Length: c. 30 minutes

Orchestration: 2 flutes (2nd = piccolo), 2 oboes, 2 clarinets, 2 bassoons (2nd = contrabassoon), horn, timpani, strings, and solo cello

First Los Angeles Philharmonic performance: November 26, 1959, with soloist Mstislav Rostropovich, Arturo Basile conducting

About this Piece

In 1959, with his days as the chief target of government attacks on "formalism" long behind him, Shostakovich was again the dominant figure in Soviet music, and the press often interviewed him about his latest projects. He told Sovetskaya Kultura that he was working on a cello concerto that he thought would have three movements, the first of which was an "allegretto in the nature of a scherzo-like march," but he didn't want to say more, because he often found that "in the process of writing, the form, the expressive media, and even the very genre of a work undergo a marked change." Indeed, they did.
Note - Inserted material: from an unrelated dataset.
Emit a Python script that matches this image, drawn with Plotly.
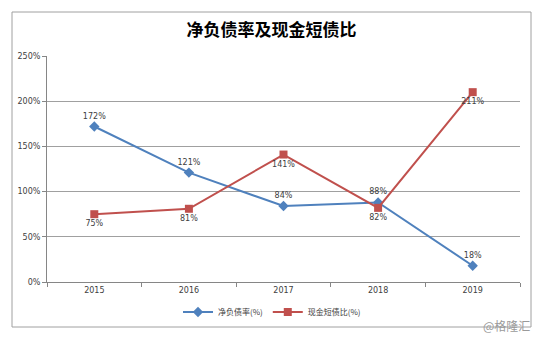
import plotly.graph_objects as go

years = ["2015", "2016", "2017", "2018", "2019"]
net_debt_ratio = [172, 121, 84, 88, 18]
cash_short_debt = [75, 81, 141, 82, 210]
cash_labels = ["75%", "81%", "141%", "82%", "211%"]
net_labels = ["172%", "121%", "84%", "88%", "18%"]
y_ticks = [0, 50, 100, 150, 200, 250]
y_tick_text = ["0%", "50%", "100%", "150%", "200%", "250%"]

W, H = 543, 340
L, R, T, B = 47, 23, 56, 58
pw, ph = W - L - R, H - T - B

def px(x):
    return (x - L) / pw

def py(y):
    return (H - B - y) / ph

fig = go.Figure()
fig.add_trace(go.Scatter(
    x=years, y=net_debt_ratio, name="净负债率(%)",
    mode="lines+markers+text", text=net_labels, textposition="top center",
    textfont=dict(size=8, color="#404040"),
    line=dict(color="#4F81BD", width=2),
    marker=dict(symbol="diamond", size=8, color="#4F81BD"),
))
fig.add_trace(go.Scatter(
    x=years, y=cash_short_debt, name="现金短债比(%)",
    mode="lines+markers+text", text=cash_labels, textposition="bottom center",
    textfont=dict(size=8, color="#404040"),
    line=dict(color="#C0504D", width=2),
    marker=dict(symbol="square", size=8, color="#C0504D"),
))

fig.update_layout(
    width=W, height=H,
    margin=dict(l=L, r=R, t=T, b=B),
    paper_bgcolor="white", plot_bgcolor="white",
    font=dict(family="DejaVu Sans, Noto Sans CJK SC", size=8, color="#404040"),
    title=dict(text="<b>净负债率及现金短债比</b>", x=0.5, xanchor="center",
               y=1 - 30 / H, yanchor="middle",
               font=dict(family="Noto Sans CJK SC", size=17, color="#000000")),
    showlegend=True,
    legend=dict(orientation="h", x=px(272), xanchor="center", y=py(312), yanchor="middle",
                font=dict(family="Noto Sans CJK SC, DejaVu Sans", size=8, color="#404040"),
                bgcolor="rgba(0,0,0,0)", itemwidth=30, tracegroupgap=0),
    xaxis=dict(type="category", showgrid=False, showline=True, linecolor="#868686",
               ticks="outside", tickson="boundaries", ticklen=4, tickcolor="#868686",
               tickfont=dict(size=8, color="#404040"), range=[-0.5, 4.5]),
    yaxis=dict(range=[0, 250], tickvals=y_ticks, ticktext=y_tick_text,
               showgrid=True, gridcolor="#A0A0A0", gridwidth=1,
               showline=True, linecolor="#868686", ticks="outside", ticklen=4,
               tickcolor="#868686", tickfont=dict(size=8, color="#404040"),
               zeroline=False),
    shapes=[dict(type="rect", xref="paper", yref="paper",
                 x0=px(12), x1=px(531), y0=py(327), y1=py(12),
                 line=dict(color="#A0A0A0", width=1), layer="below")],
    annotations=[dict(text="@格隆汇", xref="paper", yref="paper",
                      x=px(532), y=py(325), xanchor="right", yanchor="middle",
                      showarrow=False,
                      font=dict(family="Noto Sans CJK SC", size=12, color="#9A9A9A"))],
)

fig.write_html("out.html")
The finished first movement is as he described it, but there follows a sequence of three linked movements: one of the ghostly floating slow movements that are a Shostakovich specialty gives way to a cadenza that makes up an entire third movement, which leads into a concluding allegro. Both the cadenza and the allegro recall the four-note theme of the first movement.

Shostakovich uses a small orchestra, with no brass except a single horn, which is given prominent solos. Many extended sections of the Concerto, particularly in the slow movement, are, in effect, chamber music, with the cello partnering horn, clarinet, or celesta.